For a long time, real estate investing has been an opportunity only available to the elites. Those who had the capital and the connections could access a range of property deals that simply weren’t possible for anyone else. You would need a lot of money to put down upfront, or access to large credit lines in order to make the necessary quantum to sign any real estate deals. As a result, a rift occurred between those who could benefit from property appreciation, and those who couldn’t.
This is all changing thanks to a new business model that opens that world wide open.
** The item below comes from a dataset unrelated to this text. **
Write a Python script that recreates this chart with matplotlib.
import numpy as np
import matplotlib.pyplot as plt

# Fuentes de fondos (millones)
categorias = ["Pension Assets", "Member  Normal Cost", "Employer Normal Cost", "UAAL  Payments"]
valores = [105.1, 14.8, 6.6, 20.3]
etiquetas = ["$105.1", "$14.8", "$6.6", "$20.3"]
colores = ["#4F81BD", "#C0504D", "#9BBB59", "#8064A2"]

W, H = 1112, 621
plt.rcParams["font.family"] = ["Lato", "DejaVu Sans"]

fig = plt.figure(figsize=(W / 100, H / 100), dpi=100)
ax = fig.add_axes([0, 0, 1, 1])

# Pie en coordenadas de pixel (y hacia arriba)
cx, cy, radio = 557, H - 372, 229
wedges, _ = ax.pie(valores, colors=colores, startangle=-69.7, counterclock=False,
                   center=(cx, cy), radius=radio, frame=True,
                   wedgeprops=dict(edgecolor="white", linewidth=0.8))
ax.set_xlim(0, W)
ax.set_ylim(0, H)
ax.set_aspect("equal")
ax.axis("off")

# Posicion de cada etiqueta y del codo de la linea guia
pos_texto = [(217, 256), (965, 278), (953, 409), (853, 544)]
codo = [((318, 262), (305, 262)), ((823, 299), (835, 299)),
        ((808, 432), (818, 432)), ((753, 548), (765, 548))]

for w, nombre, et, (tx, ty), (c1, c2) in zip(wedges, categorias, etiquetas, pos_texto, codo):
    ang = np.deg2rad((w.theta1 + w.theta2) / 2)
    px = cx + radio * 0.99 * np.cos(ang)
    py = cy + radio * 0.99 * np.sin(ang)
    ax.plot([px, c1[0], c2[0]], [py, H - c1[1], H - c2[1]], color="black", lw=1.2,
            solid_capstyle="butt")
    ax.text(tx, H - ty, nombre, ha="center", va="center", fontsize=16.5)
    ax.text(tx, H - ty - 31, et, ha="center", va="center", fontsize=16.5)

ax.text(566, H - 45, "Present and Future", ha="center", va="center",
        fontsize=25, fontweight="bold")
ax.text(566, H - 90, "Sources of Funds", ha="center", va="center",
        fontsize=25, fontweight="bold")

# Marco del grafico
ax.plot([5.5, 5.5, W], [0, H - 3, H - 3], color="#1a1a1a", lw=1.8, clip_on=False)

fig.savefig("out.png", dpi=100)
Crowdfunding refers to a collaborative project where a large number of people contribute small amounts of money towards a common goal. Instead of having one investor putting in 100% of the investment, you can have thousands of people putting in a small fraction of the total investment. When this happens, each individual investor owns a fraction of whatever is being invested in and can benefit from its appreciation without needing to front all the capital themselves.
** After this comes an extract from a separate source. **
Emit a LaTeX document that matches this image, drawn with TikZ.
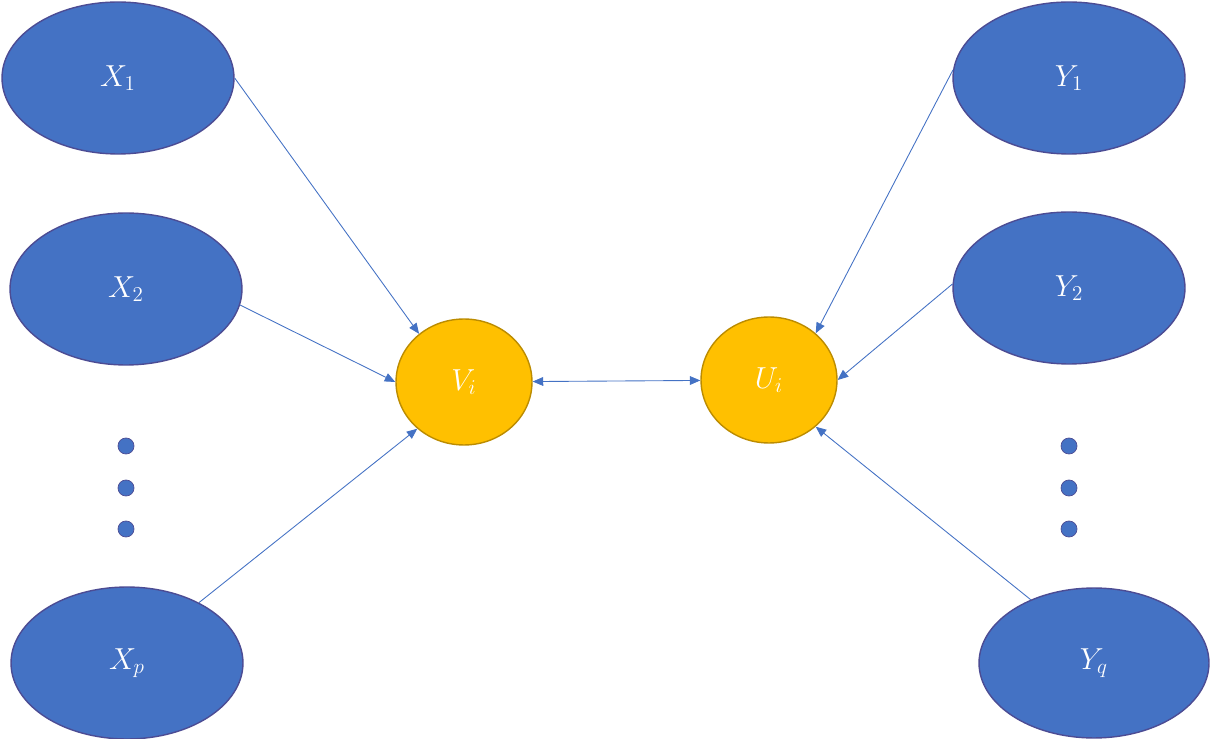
\documentclass[tikz,border=0pt]{standalone}
\usetikzlibrary{shapes.geometric,arrows.meta}
\begin{document}
\begin{tikzpicture}[x=0.02cm,y=-0.02cm,
  big/.style={ellipse,draw=blue!40!black!70,fill=bl,line width=0.8pt,minimum width=4.64cm,minimum height=3.04cm,text=white,font=\fontsize{17}{20}\selectfont},
  small/.style={ellipse,draw=yb,fill=yl,line width=0.8pt,minimum width=2.72cm,minimum height=2.52cm,text=white,font=\fontsize{17}{20}\selectfont},
  dot/.style={circle,draw=blue!40!black!70,fill=bl,minimum size=0.32cm,inner sep=0pt},
  conn/.style={draw=bl,line width=0.5pt,-{Triangle[length=6pt,width=5pt]}}]
\definecolor{bl}{HTML}{4472C4}
\definecolor{yl}{HTML}{FFC000}
\definecolor{yb}{HTML}{BC8C00}
\useasboundingbox (0,0) rectangle (1210,739);
\node[big] (X1) at (118,78) {$X_1$};
\node[big] (X2) at (126,289) {$X_2$};
\node[big] (Xp) at (127,663) {$X_p$};
\node[big] (Y1) at (1069,78) {$Y_1$};
\node[big] (Y2) at (1069,288) {$Y_2$};
\node[big,minimum width=4.6cm,minimum height=3.0cm] (Yq) at (1094,663) {$Y_q$};
\node[small] (V) at (464,382) {$V_i$};
\node[small] (U) at (769,380) {$U_i$};
\foreach \y [count=\i] in {446,488,529}{
  \node[dot] (dl\i) at (126,\y) {};
  \node[dot] (dr\i) at (1069,\y) {};
}
\draw[conn] (X1.0) -- (V.133);
\draw[conn] (X2.-8) -- (V.180);
\draw[conn] (Xp.40) -- (V.225);
\draw[conn,{Triangle[length=6pt,width=5pt]}-{Triangle[length=6pt,width=5pt]}] (V) -- (U);
\draw[conn] (Y1.176) -- (U.45);
\draw[conn] (Y2.178) -- (U.0);
\draw[conn] (Yq.135) -- (U.-45);
\end{tikzpicture}
\end{document}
This model has proven very successful in a range of equity scenarios and its magic is now being brought to real estate through platforms like Stake which allows individual investors to crowdfund property in a way that simply wasn’t possible before. Here’s why real estate crowdfunding is such a game-changer:
Democratizes investment opportunities.
With crowdfunding, you and I can be a part of very complex and sophisticated real estate deals that previously were completely out of our reach. Our fractional ownership can be directly in the debt or equity of the property and we can access the same sorts of deals that the rich are able to utilize to boost their returns.
Instead of throwing all of your eggs into one basket, you can take smaller stakes in a number of different properties which affords you the opportunity to accomplish some diversification in your real estate portfolio without having to lay down the vast amounts of capital that would previously have been needed to achieve this.
Opens up a new funding mechanism for developers.
On the other side of the transaction, developers are excited by what’s happening in the space because it’s opening up a whole new pool of investors, which is increasing the chances of their deals finding the needed funding to get off the ground. With more confidence in these sorts of alternative funding platforms, developers can take on more interesting projects and push the boundaries of what is possible with real estate in general.
The future is bright when it comes to real estate crowdfunding and as more individual investors are drawn into the asset class, we’re likely to see a number of new innovations to make things more efficient and more palatable to the individual investor. Those hallowed walls are being broken down, slowly but surely, and this is not a trend that is going to slow down any time soon.